The advantage of providing some tangential movement, in a partially analogous situation, was noted by C. Candlot in U.S. Pat. No. 1,429,925. Candlot mounted a horizontal grate below a shaft furnace, leaving a peripheral space between the bottom of the shaft and the grate below it. The grate was subjected to a planetary movement whereby solid charge material from the furnace, resting on the grate, was withdrawn radially outwards and spilled over the edge of the grate to a hopper. According to Candlot the planetary movement caused a tangential movement of the material covering the grate, thus avoiding any jamming that night otherwise occur between the grate and the shaft.

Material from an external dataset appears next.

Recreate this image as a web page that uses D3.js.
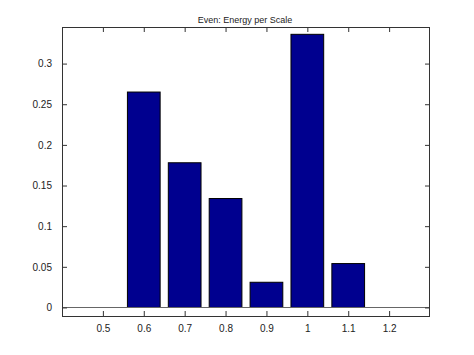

It is important to appreciate that all the annular preheaters and kilns thus far referred to, have relied for their discharge substantially entirely upon a pushing action applied by a circumferential member such as a ram or a wall, to compel the charge material to move inwardly from the bottom of the annular bed proper, across the floor to the discharge outlet in the floor. This pushing or ramming action, as will be more fully explained later, involves the exertion of considerable forces upon the actual charge material and upon the bearing supports of the equipment, with concomitantly high rates of degradation of the charge and wear on the machine parts.
Our British Patent Specification 1,059,149 and U.S. Pat. No. 3,331,595, both describe some modifications made by P. H. Nelson to the Davis annular preheater or kiln, mentioned above, having the offset feed action. These modifications included (1) a change from the flat horizontal floor, to a floor sloping conically downwards towards the centre at a shallow angle to the horizontal, and (2) the provision of sealing means at the extremities of the bowl and dome which permit quite independent rotation of the three components: hearth or floor, bowl or outer wall, and dome or inner wall.
The Nelson-Davis annular heat exchanger which forms the subject of British Patent Specification 1,059,149 and U.S. Pat. No. 3,331,595, operates like its predecessors in pushing the charge material across the hearth for discharge through the aperture, except under particular circumstances to which the present invention is directed, and which are applicable by virtue of the two modifications mentioned above. We have found that apparatus of the immediately foregoing type providing an annular bed of descending granular or nodular material, can be operated in a decisively advantageous manner if the geometrical design and control of the apparatus bear a suitable relationship to the physical properties of the charge material of the bed. When the relationship is suitable, the apparatus may be said to operate in a critical mode, in which the pushing action already referred to is superseded by action of a different kind, and advantages enumerated in the following description are attained.
It is an object of the present invention to provide conditions for operating an annular bed, of descending granular or nodular material, in the critical mode referred to.